VOZ PASSIVA. 123

02-05-2022 16:40

António Telmo, do inesgotável ao infinito

Risoleta C. Pinto Pedro

 

A obra de António Telmo, por conta do trabalho sistemático com a publicação da sua Obra Completa que vem sendo feito pela editora Zéfiro, com a coordenação editorial de António Carlos Carvalho, Maria Antónia Vitorino e Pedro Martins, permite o que não tem acontecido com outros autores: o estudo, a leitura e releitura, e a permanente descoberta de novos textos a partir do espólio. Este ritmo apenas foi atenuado devido à pandemia, mas logo que todas as condições estejam reunidas, sairá o tão esperado XI volume, parado desde 2020 à porta do prelo pelas circunstâncias que todos conhecemos e vivemos. E se uma obra não é inesgotável, não está posta de parte a concretização de, pelo menos, mais um volume, que será o XII. Contudo, este conceito de inesgotável, talvez não coincida com o de infinito. Li, há pouco tempo, que dois infinitos não podem existir juntos, e como não sou matemática, fiquei a matutar no assunto sem sequer tocar na fímbria da questão. Contudo, a minha experiência com os livros de António Telmo, diz-me que uma fonte aparentemente finita pode produzir um infinito, e posso afirmá-lo sem grande hesitação. A obra do nosso filósofo esteve, durante alguns anos, esgotada, mas a reedição acrescida de novos textos permite dispor de uma série de volumes a partir dos quais o estudo pode ser organizado à maneira de cada um. Assim, o meu método é ir relendo os volumes mais antigos. A experiência é a de, se não total novidade, de pelo menos um refrescamento e novas descobertas como se o texto se abrisse a infinitas leituras e releituras. Claro que tal pode suceder-nos com outros livros e autores, mas nunca o experimentei a este nível com nenhum outro.  Isto é sério, mas brincando, posso relacionar este dia 2 do aniversário do ano de 2022 com o oito, ou o mesmo infinito de que falo, e abrindo o volume que estou neste momento a reler, o IV, intitulado Filosofia e Kabbalah, procurando o ponto onde fiquei há dias, e passando para a página seguinte, leio no segundo dos trinta pontos do “Louvor da Matéria”, texto cuja leitura e meditação vivamente recomendo:

«A madeira é o que cresce indefinidamente, é o princípio da multiplicação sem divisão».

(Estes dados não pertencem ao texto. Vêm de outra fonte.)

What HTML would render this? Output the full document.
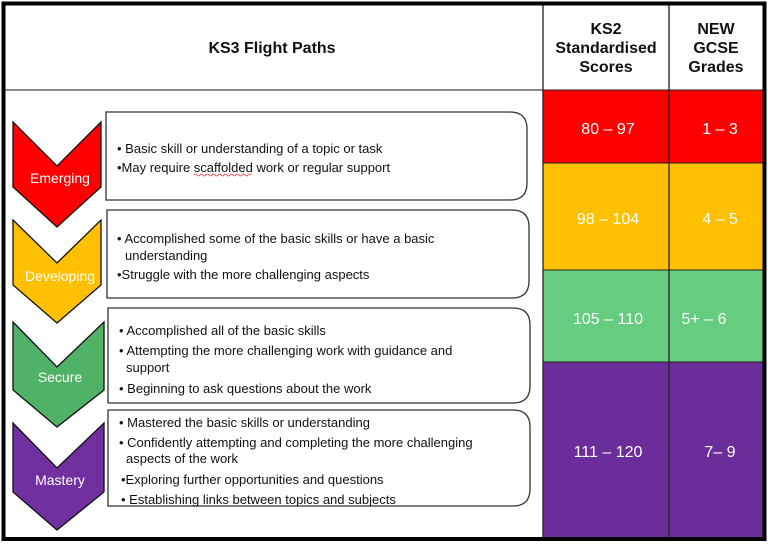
<!DOCTYPE html>
<html><head><meta charset="utf-8"><style>
html,body{margin:0;padding:0;background:#fff;}
svg{display:block;font-family:"Liberation Sans",Arial,sans-serif;}
.b{font-size:13px;fill:#111;}
.c{font-size:14px;fill:#fff;text-anchor:middle;}
.v{font-size:16px;fill:#fff;text-anchor:middle;}
.h{font-size:16px;font-weight:bold;fill:#111;text-anchor:middle;}
</style></head><body>
<svg width="768" height="544" viewBox="0 0 768 544">
<rect x="0" y="0" width="768" height="544" fill="#fff"/>
<line x1="5" y1="90" x2="543" y2="90" stroke="#888" stroke-width="2"/>
<text class="h" x="272" y="53">KS3 Flight Paths</text>
<text class="h" x="606" y="34">KS2</text>
<text class="h" x="606" y="53">Standardised</text>
<text class="h" x="606" y="72">Scores</text>
<text class="h" x="716" y="34">NEW</text>
<text class="h" x="716" y="53">GCSE</text>
<text class="h" x="716" y="72">Grades</text>
<rect x="543" y="90" width="221" height="73" fill="#fe0000"/>
<rect x="543" y="163" width="221" height="107" fill="#fec000"/>
<rect x="543" y="270" width="221" height="92" fill="#66cc7f"/>
<rect x="543" y="362" width="221" height="176" fill="#6b2d9a"/>
<line x1="543" y1="90" x2="764" y2="90" stroke="#222" stroke-width="1"/>
<line x1="543" y1="163" x2="764" y2="163" stroke="#222" stroke-width="1"/>
<line x1="543" y1="270" x2="764" y2="270" stroke="#222" stroke-width="1"/>
<line x1="543" y1="362" x2="764" y2="362" stroke="#222" stroke-width="1"/>
<line x1="543" y1="4" x2="543" y2="538" stroke="#222" stroke-width="1.3"/>
<line x1="669" y1="4" x2="669" y2="538" stroke="#222" stroke-width="1.3"/>
<text class="v" x="608" y="134">80 – 97</text>
<text class="v" x="720" y="134">1 – 3</text>
<text class="v" x="608" y="224">98 – 104</text>
<text class="v" x="720" y="224">4 – 5</text>
<text class="v" x="608" y="324">105 – 110</text>
<text class="v" x="704" y="324">5+ – 6</text>
<text class="v" x="608" y="457">111 – 120</text>
<text class="v" x="720" y="457">7– 9</text>
<g stroke="#111" stroke-width="1.3">
<polygon points="13,122 57,166 101,122 101,187 57,227 13,187" fill="#fe0000"/>
<polygon points="13,220 57,263 101,220 101,285 57,323 13,285" fill="#fec000"/>
<polygon points="13,322 57,367 104,322 104,390 57,427 13,390" fill="#4fb266"/>
<polygon points="13,423 57,468 104,423 104,492 57,530 13,492" fill="#7030a0"/>
</g>
<text class="c" x="60" y="183">Emerging</text>
<text class="c" x="60" y="281">Developing</text>
<text class="c" x="60" y="382">Secure</text>
<text class="c" x="60" y="485">Mastery</text>
<g fill="#fff" stroke="#333" stroke-width="1.3">
<path d="M106,112 H510 Q527,112 527,129 V183 Q527,200 510,200 H106 Z"/>
<path d="M107,210 H512 Q529,210 529,227 V281 Q529,298 512,298 H107 Z"/>
<path d="M108,308 H513 Q530,308 530,325 V386 Q530,403 513,403 H108 Z"/>
<path d="M108,410 H513 Q530,410 530,427 V489 Q530,506 513,506 H108 Z"/>
</g>
<text class="b" x="117" y="153">• Basic skill or understanding of a topic or task</text>
<text class="b" x="117" y="172">•May require scaffolded work or regular support</text>
<path d="M194,175 q1.5,-2 3,0 t3,0 t3,0 t3,0 t3,0 t3,0 t3,0 t3,0 t3,0 t3,0 t3,0 t3,0 t3,0 t3,0 t3,0 t3,0 t3,0 t3,0 t3,0" fill="none" stroke="#e33" stroke-width="0.8"/>
<text class="b" x="117" y="243">• Accomplished some of the basic skills or have a basic</text>
<text class="b" x="125" y="260">understanding</text>
<text class="b" x="117" y="279">•Struggle with the more challenging aspects</text>
<text class="b" x="119" y="335">• Accomplished all of the basic skills</text>
<text class="b" x="119" y="355">• Attempting the more challenging work with guidance and</text>
<text class="b" x="126" y="372">support</text>
<text class="b" x="119" y="393">• Beginning to ask questions about the work</text>
<text class="b" x="119" y="427">• Mastered the basic skills or understanding</text>
<text class="b" x="119" y="447">• Confidently attempting and completing the more challenging</text>
<text class="b" x="126" y="463">aspects of the work</text>
<text class="b" x="121" y="484">•Exploring further opportunities and questions</text>
<text class="b" x="121" y="504">• Establishing links between topics and subjects</text>
<rect x="3.5" y="3.5" width="761" height="535.5" fill="none" stroke="#000" stroke-width="4"/>
</svg>
</body></html>
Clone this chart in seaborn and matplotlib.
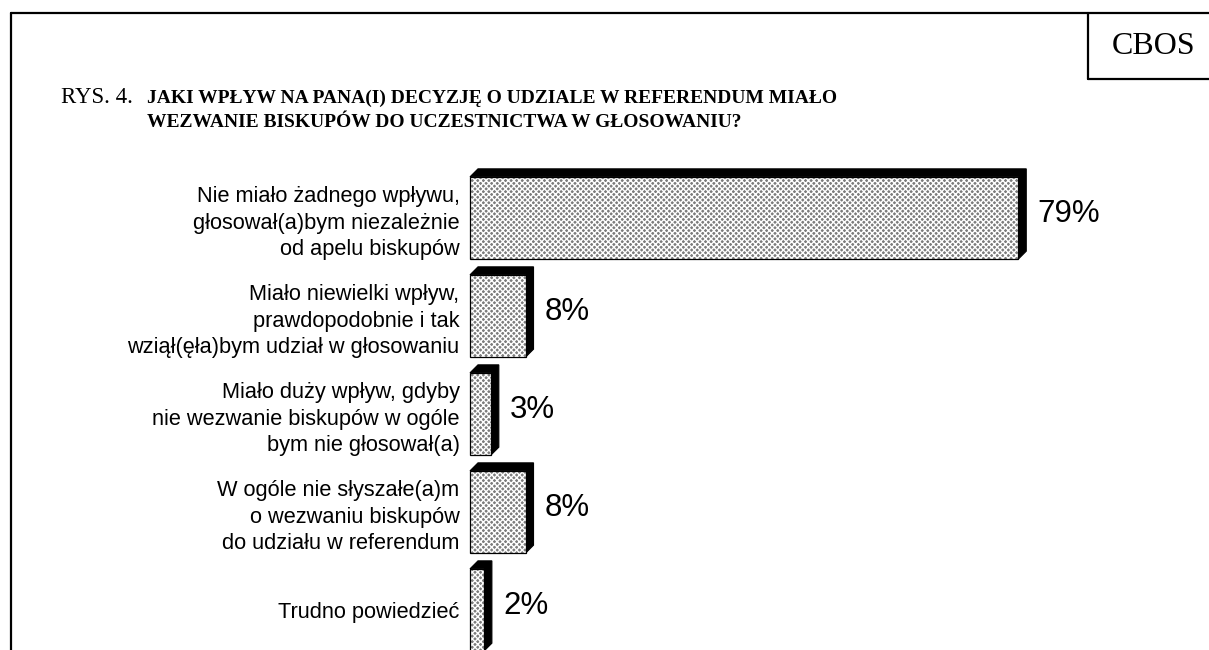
import matplotlib
matplotlib.use("Agg")
import matplotlib.pyplot as plt
import seaborn as sns
from matplotlib.patches import Polygon, Rectangle
from matplotlib.lines import Line2D

# ---------------------------
# Data
# ---------------------------
CATEGORIES = [
    "Nie miało żadnego wpływu,\ngłosował(a)bym niezależnie\nod apelu biskupów",
    "Miało niewielki wpływ,\nprawdopodobnie i tak\nwziął(ęła)bym udział w głosowaniu",
    "Miało duży wpływ, gdyby\nnie wezwanie biskupów w ogóle\nbym nie głosował(a)",
    "W ogóle nie słyszałe(a)m\no wezwaniu biskupów\ndo udziału w referendum",
    "Trudno powiedzieć",
]
VALUES = [79, 8, 3, 8, 2]

TITLE_PREFIX = "RYS. 4."
TITLE_LINES = ["JAKI WPŁYW NA PANA(I) DECYZJĘ O UDZIALE W REFERENDUM MIAŁO",
               "WEZWANIE BISKUPÓW DO UCZESTNICTWA W GŁOSOWANIU?"]
SOURCE = "CBOS"

W, H = 1209, 650
SANS = ["Liberation Sans", "DejaVu Sans"]
SERIF = ["Liberation Serif", "DejaVu Serif"]

sns.set_style("white")
plt.rcParams["font.family"] = SANS
plt.rcParams["text.color"] = "black"
plt.rcParams["ytick.color"] = "black"
plt.rcParams["ytick.labelcolor"] = "black"
plt.rcParams["hatch.linewidth"] = 1.0


def px(x, y):
    """pixel (from top-left) -> figure fraction"""
    return x / W, 1 - y / H


fig = plt.figure(figsize=(W / 100, H / 100), dpi=100)

# axes: x 0..100 spans px 470..1164, categories centred at 218 + 98*i
ax = fig.add_axes([470 / W, 0, 694 / W, 510 / H])
sns.barplot(x=VALUES, y=CATEGORIES, orient="h", color="#7c7c7c",
            saturation=1, width=0.84, ax=ax)
ax.set_xlim(0, 100)
ax.set_ylim(4.408, -0.796)

dx, dy = 8 / 6.94, 8 / 98  # depth of the 3D shadow in data units
for p in ax.patches:
    x0, y0 = p.get_x(), p.get_y()
    w, h = p.get_width(), p.get_height()
    top, bot = y0, y0 + h
    p.set_hatch("xxxxxx")
    p.set_edgecolor("white")
    p.set_linewidth(0)
    p.set_zorder(2)
    shadow = Polygon([(x0, top), (x0 + dx, top - dy), (x0 + w + dx, top - dy),
                      (x0 + w + dx, bot - dy), (x0 + w, bot), (x0 + w, top)],
                     closed=True, facecolor="black", edgecolor="black",
                     lw=0.8, zorder=1, clip_on=False)
    ax.add_patch(shadow)
    ax.add_patch(Rectangle((x0, top), w, h, fill=False, edgecolor="black",
                           lw=0.9, zorder=3, clip_on=False))
    ax.annotate(f"{w:.0f}%", xy=(x0 + w, top + h / 2), xytext=(14, 3),
                textcoords="offset points", ha="left", va="center",
                fontsize=22.5, color="black")

ax.set_xlabel("")
ax.set_ylabel("")
ax.set_xticks([])
ax.tick_params(axis="y", length=0, pad=7.5, labelsize=15.7)
for t in ax.get_yticklabels():
    t.set_linespacing(1.33)
    t.set_color("black")
for s in ax.spines.values():
    s.set_visible(False)

# frame and source box
lw = 1.6
fig.add_artist(Line2D([11 / W, 11 / W], [1 - 13 / H, 0], color="black", lw=lw))
fig.add_artist(Line2D([11 / W, 1], [1 - 13 / H, 1 - 13 / H], color="black", lw=lw))
fig.add_artist(Line2D([1088 / W, 1088 / W], [1 - 13 / H, 1 - 79 / H], color="black", lw=lw))
fig.add_artist(Line2D([1088 / W, 1], [1 - 79 / H, 1 - 79 / H], color="black", lw=lw))
fig.text(*px(1154, 47), SOURCE, family=SERIF, fontsize=23, ha="center", va="center")

# title
fig.text(*px(61, 103), TITLE_PREFIX, family=SERIF, fontsize=16.5,
         ha="left", va="baseline")
for i, line in enumerate(TITLE_LINES):
    fig.text(*px(147, 103 + 24 * i), line, family=SERIF, fontsize=14.0,
             fontweight="bold", ha="left", va="baseline")

plt.savefig("out.png", dpi=100)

Assim sendo, parece-me que dois infinitos não apenas podem coexistir, como podem ser mais, muito mais do que dois. Não significa que eu consiga compreender isto, ou mesmo que seja verdade, mas o meu coração adere a esta realidade que experimenta cada vez que penetra na leitura desta obra magnífica e inesgotável, ainda que o espólio pareça desmentir o que digo.